Maggi likens his linear lexicon to an indecipherable language or abstract alphabet. While the drawings themselves evade meaning, their witty, punning titles reveal layers of references, from the framing of news coverage to the latest scientific discoveries. Executed on a scale that, to really see, requires time and minimizes distance, Maggi’s work functions as an antidote to the excess of information transmitted through ever more intricate and rapid networks of media and telecommunications.

 

Born in Montevideo, Uruguay, Marco Maggi lives in New Paltz, New York. His work has been exhibited extensively throughout the United States, Europe, and Latin America since 1998. Recent exhibitions include: Poetics of the Handmade,Museum of Contemporary Art, Los Angeles, CA (2007); Doubtful Strait,TEOR/eTica Foundation, San Jose and Alajuela, Costa Rica (2006); Gyroscope,Hirshhorn Museum and Sculpture Garden, Washington DC (2006); Drawing from the Modern 1975-2005, Museum of Modern Art, New York, The Fifth Gwangju Biennial, Korea (2004); The San Juan Triennial, Puerto Rico (2004); VIII Havana Biennial, Cuba (2003); 25th Sao Paulo Biennial, Brazil (2002).

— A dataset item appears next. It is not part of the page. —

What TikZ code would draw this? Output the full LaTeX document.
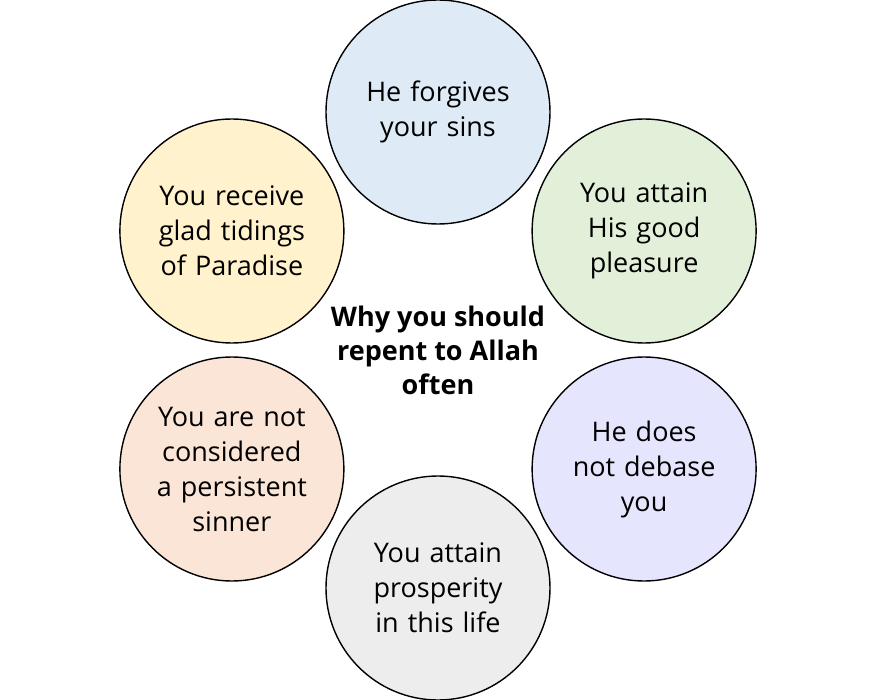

His work is included in public and private collections such as: Museum of Modern Art, New York; Guggenheim Museum, New York; The Daros Collection, Zurich, Switzerland; Patricia Phelps De Cisneros Collection, New York; Kemper Museum of Contemporary Art, Kansas City; Museum of Contemporary Art, Los Angeles; Museum of Fine Arts, Boston; Hirshhorn Museum and Sculpture Garden, Washington DC; and the Fine Arts Museums of San Francisco.